While in Cleveland, Brown's offenses and play-calling, particularly down the stretch in close games, were a constant source of frustration and anger for many a Cavs' fan, myself included. Now, some of that can be attributed to the presence of LeBron James, but a lot of it had to do with the fact that Brown is basically simplistic and unimaginative on the offensive side of the ball. He might be a defensive guru but, if we're calling a spade a spade, let's just say that he's offensively deficient. I'd be worried.

Aside from offense, I'd also be very concerned about Brown's use of his rotation, his ability to make in-game adjustments and—when the time comes—adjustments between games in a playoff series.
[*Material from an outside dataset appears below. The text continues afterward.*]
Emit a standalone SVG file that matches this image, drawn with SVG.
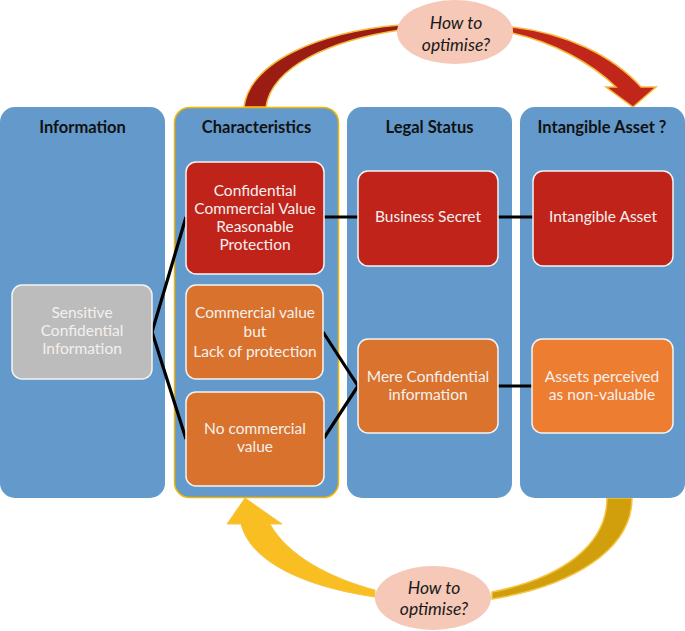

If you don't believe me, I suggest you get a copy of the 2009 Eastern Conference Semifinals between Brown's Cavaliers and the Orlando Magic. The Magic were a better team, but Brown thoroughly got out-coached by Stan Van Gundy and made some of the most illogical coaching decisions in the history of coaching. Just thinking about that series makes me sick, so I'll spare you the details.

Regardless, no matter who the Lakers' front office hired as their coach this offseason, that guy was going to find himself in a tough, tricky situation. The weather might be nice out in L.A. and the Lakers are certainly talented, but it's just not easy to replace a guy who won 11 NBA titles or coach an aging roster of guys who have won multiple championships.

Mike Brown was a solid hire in the sense that he's a tireless worker who will most likely gain the respect of this Lakers roster, but he's probably better suited as a defensive coordinator/head assistant in the NBA. I like and respect Brown, but I just think he's the kind of head coach who can only take a team so far. I'm not sure he'll ever get any team over the hump and win a championship, much less next season's elderly Lakers.